Covid-19 vaccine may be ready by late 2020 - WHO expert

11 October, 2020
Dr. Saumya Swaminathan
Dr. Saumya Swaminathan

Around eight Covid-19 vaccines are in their final stage of clinical trials said World Health Organisation (WHO) Chief Scientist Dr. Saumya Swaminathan during an interview with Vismita Gupta-Smith of WHO Communications, on developing a Covid-19 vaccine.


Q: When can we expect a safe and effective vaccine for Covid-19?

A.What’s good to know is that so many vaccine candidates are being developed around the world - about 200 vaccines and 31 of them have reached the clinical phase of testing. As you know we go through phase 1, 2 and 3 in clinical trials and there are at least eight candidates now which are in late stages of clinical testing.

What this means is that we will see results from some of these clinical trials by the end of 2020 or early 2021. And we’ll get an idea about how they are performing, in terms of their safety and efficacy – the protective power.After the clinical trial results are made available, regulators across countries will have to look at the data and make decisions on approving them.

Then, vaccines need to be produced and shipped across the world.So by the time people get the vaccine it would be somewhere in the middle of 2021.

Hopefully there will be more than one or two vaccines that turn out to be good.

Q: Could you describe what the ideal vaccine for Covid-19 would be like before we get into vaccines?

A. We would like to see one that is effective, protecting at least 70 percent of people that receive the vaccine and the minimum standard. The minimum standard that we have set is 50 percent. Fifty percent should be protected. It should be safe in the short and long term.

It should be safe for different age groups from children to pregnant women to the elderly. Ideally it should be given in a single dose. It should provide immunity for several years. It should be easy to store and distribute, which means that it should not require ultra cold storage facilities, which are not available in many places.

Q: As the world rushes to develop a vaccine for Covid-19, there are concerns about its safety and efficacy. How will WHO and countries ensure that this vaccine is safe?

A. That’s a really important question, because people should be reassured that the standards that have been set globally for licensing vaccines and drugs are going to be followed in this case, as well and that there will be no short cuts. So while we talk about speed and scale and what we can do to support that, we must remember the benchmarks that have been set. So we talked about the minimum efficacy of a vaccine, the safety profile of a vaccine, and the other characteristics of the vaccine that regulators would look at.

Those must be fulfilled and the developers must be able to show the data, both to the regulatory agencies and countries, as well as to WHO.

As you know we have a process called prequalification where we give a vaccine or a drug a stamp of quality approval, all of these factors are taken into consideration. We also have the Scientific Advisory Group of Experts on Immunisation - the SAGE that makes the policy guidance on vaccines.

And they will be looking at the data carefully before they make recommendations on the use of vaccines, which populations, you know, what precautions are to be taken, how it is to be used, etc.

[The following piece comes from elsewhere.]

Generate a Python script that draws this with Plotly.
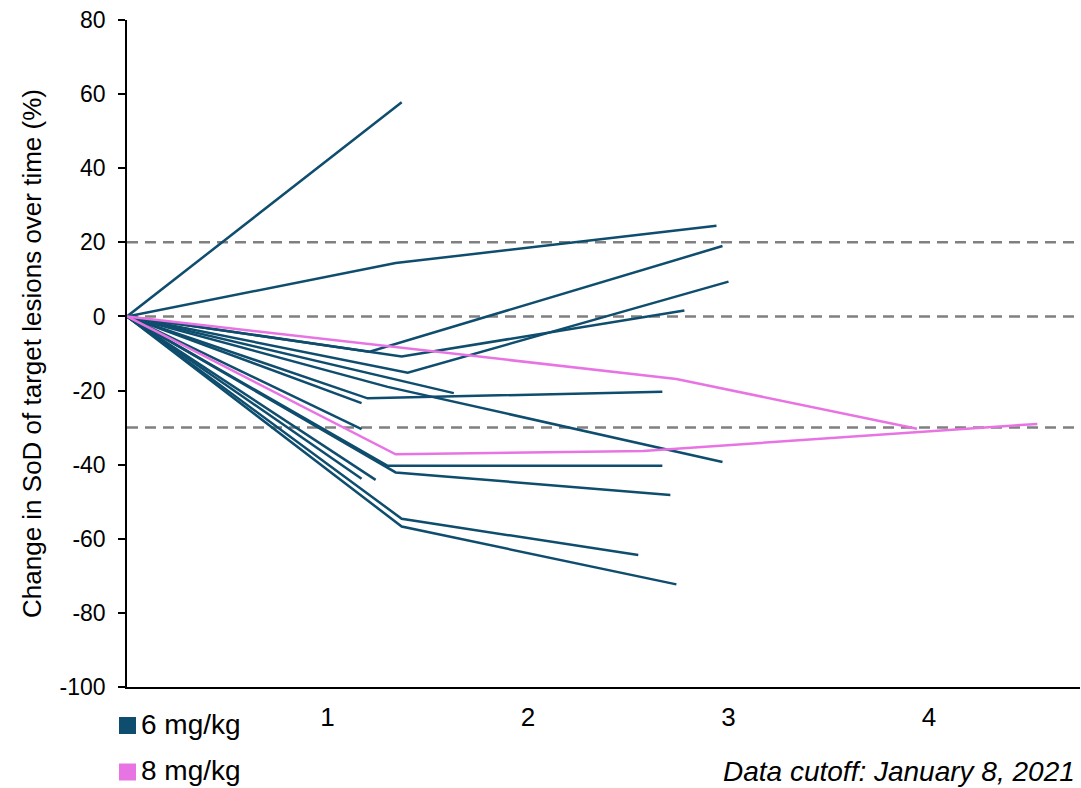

Q: Once a vaccine is approved for mass deployment, how would WHO and health authorities decide who should get this vaccine and why?

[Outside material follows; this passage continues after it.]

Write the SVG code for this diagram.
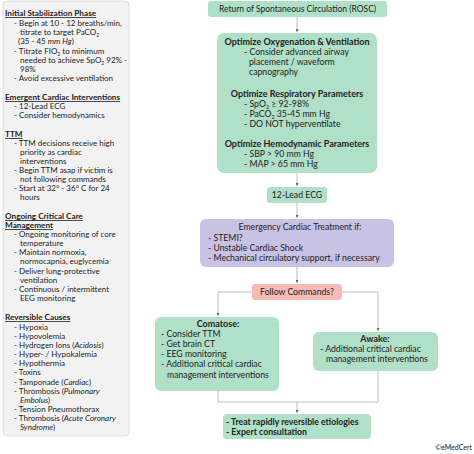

A. This is something that we have been discussing with the member states. I think every government is thinking about this now, people are thinking about it.

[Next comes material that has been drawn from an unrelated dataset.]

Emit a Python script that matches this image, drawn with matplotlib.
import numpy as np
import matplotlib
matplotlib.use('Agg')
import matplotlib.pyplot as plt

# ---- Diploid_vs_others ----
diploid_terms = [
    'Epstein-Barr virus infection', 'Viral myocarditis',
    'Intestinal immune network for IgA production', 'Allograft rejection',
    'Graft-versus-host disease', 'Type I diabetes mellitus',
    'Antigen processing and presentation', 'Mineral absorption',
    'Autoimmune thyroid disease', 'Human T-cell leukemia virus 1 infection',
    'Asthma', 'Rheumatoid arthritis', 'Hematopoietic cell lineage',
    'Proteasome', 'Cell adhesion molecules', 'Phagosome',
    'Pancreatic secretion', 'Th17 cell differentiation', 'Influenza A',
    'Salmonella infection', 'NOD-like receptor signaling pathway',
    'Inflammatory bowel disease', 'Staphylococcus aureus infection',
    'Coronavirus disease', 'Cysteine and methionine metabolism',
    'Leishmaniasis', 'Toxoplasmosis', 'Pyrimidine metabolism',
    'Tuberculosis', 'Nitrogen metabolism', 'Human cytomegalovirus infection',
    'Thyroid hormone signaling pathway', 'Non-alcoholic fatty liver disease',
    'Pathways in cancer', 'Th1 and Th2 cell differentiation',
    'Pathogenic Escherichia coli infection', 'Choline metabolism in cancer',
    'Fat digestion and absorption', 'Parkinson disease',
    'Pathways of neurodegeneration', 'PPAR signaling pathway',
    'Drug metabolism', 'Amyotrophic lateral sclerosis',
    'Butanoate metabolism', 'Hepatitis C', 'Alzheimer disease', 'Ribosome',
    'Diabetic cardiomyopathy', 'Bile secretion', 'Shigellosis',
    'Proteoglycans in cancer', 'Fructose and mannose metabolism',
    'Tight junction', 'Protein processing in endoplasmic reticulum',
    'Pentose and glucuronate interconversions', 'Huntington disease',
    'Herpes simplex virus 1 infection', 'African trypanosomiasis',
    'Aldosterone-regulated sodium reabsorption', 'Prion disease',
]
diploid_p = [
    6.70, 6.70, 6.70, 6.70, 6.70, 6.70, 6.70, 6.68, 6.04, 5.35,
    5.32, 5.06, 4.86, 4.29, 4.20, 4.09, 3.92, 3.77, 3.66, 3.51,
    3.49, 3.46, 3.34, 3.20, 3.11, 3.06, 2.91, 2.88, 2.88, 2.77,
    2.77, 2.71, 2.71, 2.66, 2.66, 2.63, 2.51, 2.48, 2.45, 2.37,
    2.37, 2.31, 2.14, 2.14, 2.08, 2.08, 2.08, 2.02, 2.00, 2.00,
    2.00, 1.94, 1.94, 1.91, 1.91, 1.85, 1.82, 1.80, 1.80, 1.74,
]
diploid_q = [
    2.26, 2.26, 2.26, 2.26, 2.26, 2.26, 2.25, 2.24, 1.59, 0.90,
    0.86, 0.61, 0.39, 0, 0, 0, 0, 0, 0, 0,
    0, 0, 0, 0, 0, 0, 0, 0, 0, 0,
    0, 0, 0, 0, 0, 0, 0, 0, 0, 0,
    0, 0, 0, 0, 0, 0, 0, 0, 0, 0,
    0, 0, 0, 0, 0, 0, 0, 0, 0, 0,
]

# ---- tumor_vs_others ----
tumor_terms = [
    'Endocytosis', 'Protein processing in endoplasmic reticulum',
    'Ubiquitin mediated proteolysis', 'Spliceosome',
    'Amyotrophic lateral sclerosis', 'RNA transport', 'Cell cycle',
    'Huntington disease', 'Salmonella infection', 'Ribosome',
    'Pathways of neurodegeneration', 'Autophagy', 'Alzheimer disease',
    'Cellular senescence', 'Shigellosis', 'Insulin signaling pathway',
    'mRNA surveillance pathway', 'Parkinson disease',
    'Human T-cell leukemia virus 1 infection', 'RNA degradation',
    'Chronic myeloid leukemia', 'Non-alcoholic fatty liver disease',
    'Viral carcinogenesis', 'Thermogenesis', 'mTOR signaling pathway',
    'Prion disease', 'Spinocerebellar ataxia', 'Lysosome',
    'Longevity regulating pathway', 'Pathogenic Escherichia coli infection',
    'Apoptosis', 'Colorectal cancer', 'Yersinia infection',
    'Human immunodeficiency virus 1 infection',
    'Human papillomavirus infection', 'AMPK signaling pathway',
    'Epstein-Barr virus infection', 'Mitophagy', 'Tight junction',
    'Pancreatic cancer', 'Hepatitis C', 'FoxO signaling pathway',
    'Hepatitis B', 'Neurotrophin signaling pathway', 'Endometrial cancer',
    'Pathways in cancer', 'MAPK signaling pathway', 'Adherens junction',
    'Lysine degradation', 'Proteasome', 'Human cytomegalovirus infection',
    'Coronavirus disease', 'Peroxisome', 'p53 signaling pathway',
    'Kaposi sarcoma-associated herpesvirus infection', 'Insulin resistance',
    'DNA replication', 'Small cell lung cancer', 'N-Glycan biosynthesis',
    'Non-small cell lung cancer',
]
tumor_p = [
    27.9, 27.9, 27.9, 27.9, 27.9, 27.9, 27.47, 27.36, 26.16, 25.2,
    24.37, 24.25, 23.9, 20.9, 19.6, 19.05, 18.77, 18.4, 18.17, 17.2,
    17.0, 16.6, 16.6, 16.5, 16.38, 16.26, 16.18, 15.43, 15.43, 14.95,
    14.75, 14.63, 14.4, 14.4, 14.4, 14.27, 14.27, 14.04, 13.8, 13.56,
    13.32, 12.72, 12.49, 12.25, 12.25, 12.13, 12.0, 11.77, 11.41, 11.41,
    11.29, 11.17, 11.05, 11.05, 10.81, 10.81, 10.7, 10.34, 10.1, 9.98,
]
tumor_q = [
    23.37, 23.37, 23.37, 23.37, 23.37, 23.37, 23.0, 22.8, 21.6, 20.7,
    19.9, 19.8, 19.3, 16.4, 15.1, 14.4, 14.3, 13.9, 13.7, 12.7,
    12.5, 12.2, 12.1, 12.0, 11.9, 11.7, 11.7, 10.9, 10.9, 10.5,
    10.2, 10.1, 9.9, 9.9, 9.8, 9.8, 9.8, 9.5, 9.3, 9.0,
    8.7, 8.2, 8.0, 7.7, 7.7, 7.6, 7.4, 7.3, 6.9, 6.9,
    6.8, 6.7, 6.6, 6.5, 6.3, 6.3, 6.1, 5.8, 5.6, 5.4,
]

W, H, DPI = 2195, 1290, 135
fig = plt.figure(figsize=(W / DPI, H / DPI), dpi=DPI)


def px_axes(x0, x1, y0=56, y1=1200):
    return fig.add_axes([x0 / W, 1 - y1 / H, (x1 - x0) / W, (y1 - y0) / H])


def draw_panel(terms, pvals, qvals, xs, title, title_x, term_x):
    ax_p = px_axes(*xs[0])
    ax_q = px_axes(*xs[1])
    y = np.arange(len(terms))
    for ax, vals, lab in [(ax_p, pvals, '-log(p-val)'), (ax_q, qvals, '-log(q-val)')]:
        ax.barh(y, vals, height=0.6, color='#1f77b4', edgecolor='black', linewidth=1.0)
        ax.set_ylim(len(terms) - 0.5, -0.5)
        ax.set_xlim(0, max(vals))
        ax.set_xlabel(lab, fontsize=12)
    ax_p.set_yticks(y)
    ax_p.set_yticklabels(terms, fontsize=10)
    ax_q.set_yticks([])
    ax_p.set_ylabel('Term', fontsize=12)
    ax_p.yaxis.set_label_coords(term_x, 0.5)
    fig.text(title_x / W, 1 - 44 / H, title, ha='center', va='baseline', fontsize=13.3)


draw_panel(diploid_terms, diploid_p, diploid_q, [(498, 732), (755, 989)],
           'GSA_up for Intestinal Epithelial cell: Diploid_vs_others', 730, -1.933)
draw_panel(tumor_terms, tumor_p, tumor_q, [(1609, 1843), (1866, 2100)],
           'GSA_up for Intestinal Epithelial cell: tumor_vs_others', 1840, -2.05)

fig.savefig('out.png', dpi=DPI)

This is also an ethical question for people and I think there’s a sort of general agreement now that those at highest risk of infection, you know we’ve seen the frontline workers and healthcare workers really impacted by Covid-19.

Therefore, in most countries, I think the consensus is that they need to be protected, those who are at the frontlines, who have to do their jobs to keep everyone safe and healthy.

Since we are going to have limited doses of vaccines initially, everyone cannot get it on day one. It will take months and years to be able to ramp up to the billions of doses needed to protect, 60 percent- 70 percent of the population.

Next in line would be those who are highly vulnerable, the elderly, people who have pre-existing diseases, underlying conditions, which put them at higher risk of mortality and of getting seriously ill with Covid-19. Those would be the people to prioritise and then gradually one could expand into the other parts of the population.